P&L: Are there any data challenges unique to the FX market? Given that FX trades largely OTC bilateral prices vary based on the counterparties trading so even if you were to source this data some of the prices might not be relevant for your firm.
DL: Yes, but I think this is something that a lot of quantitative funds have to grapple with. There’s always a question of whether the data is applicable and because it’s a largely OTC market you’re never going to be able to get crucial data like volume unless you spend a lot of money. So yes, there are constraints and challenges but it’s not really a problem that’s specific to using AI.
P&L: Is another challenge that a lot of the market data isn’t static? You gave the example of using deep learning to recognise a human, but the data points there aren’t constantly changing the way that price data in the market is.
DL: It can be a challenge and it’s why I think that AI might not be that applicable for more high-frequency trading right now. We use it for trying to forecast for a week or a month from now so the minutiae of the price movements on a minute-by-minute or second-by-second basis are not as relevant given our time horizon.
P&L: We touched on the importance of humans helping to guide machines and help them sift through all the data out there, but how do you see AI changing the role of the human trader more broadly?

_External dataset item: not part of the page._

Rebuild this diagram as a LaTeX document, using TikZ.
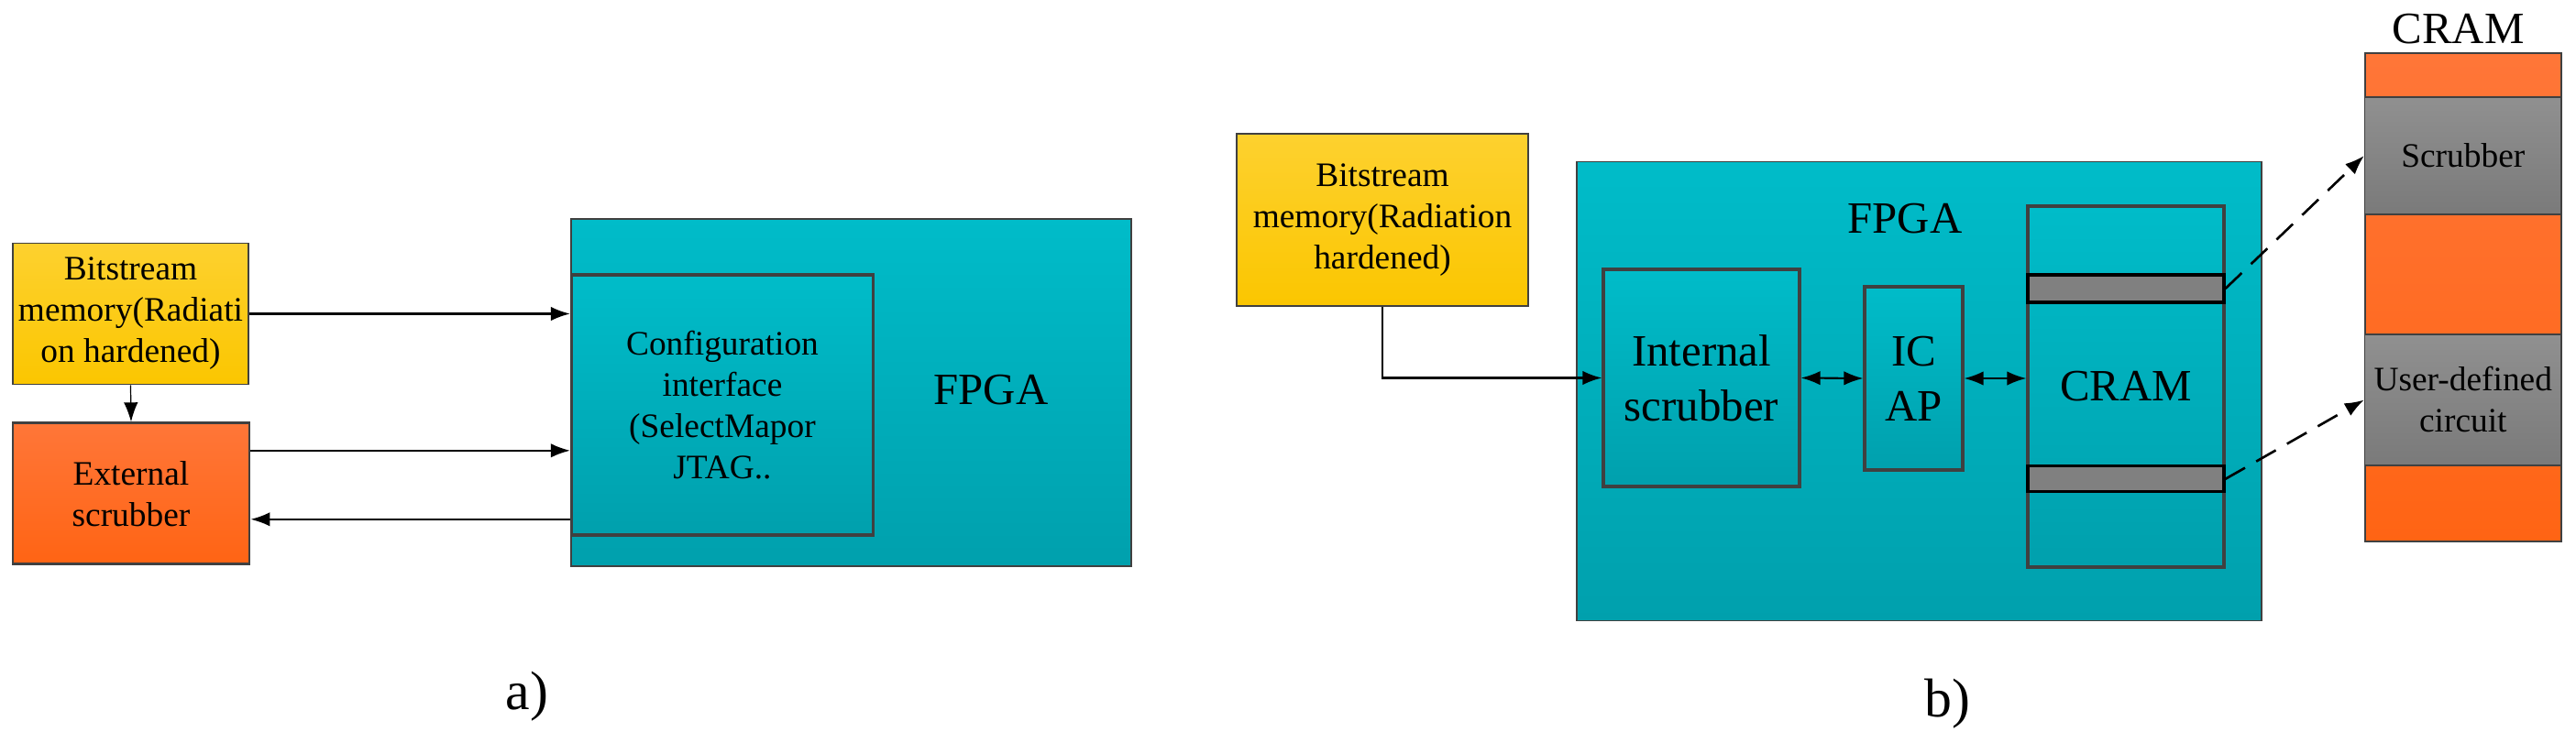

DL: I think what will happen is we will see a bit of revenge of the nerds. There’s going to be a lot more quant-type people on the trading floors and a lot less execution-type people. There will still be a requirement for traders with experience to be able to look at a situation, see different markets and be able to make adjustments to trading based on risk management perspectives but I think you will see quants move from being a fringe part of the floor to maybe 50% of the overall traders.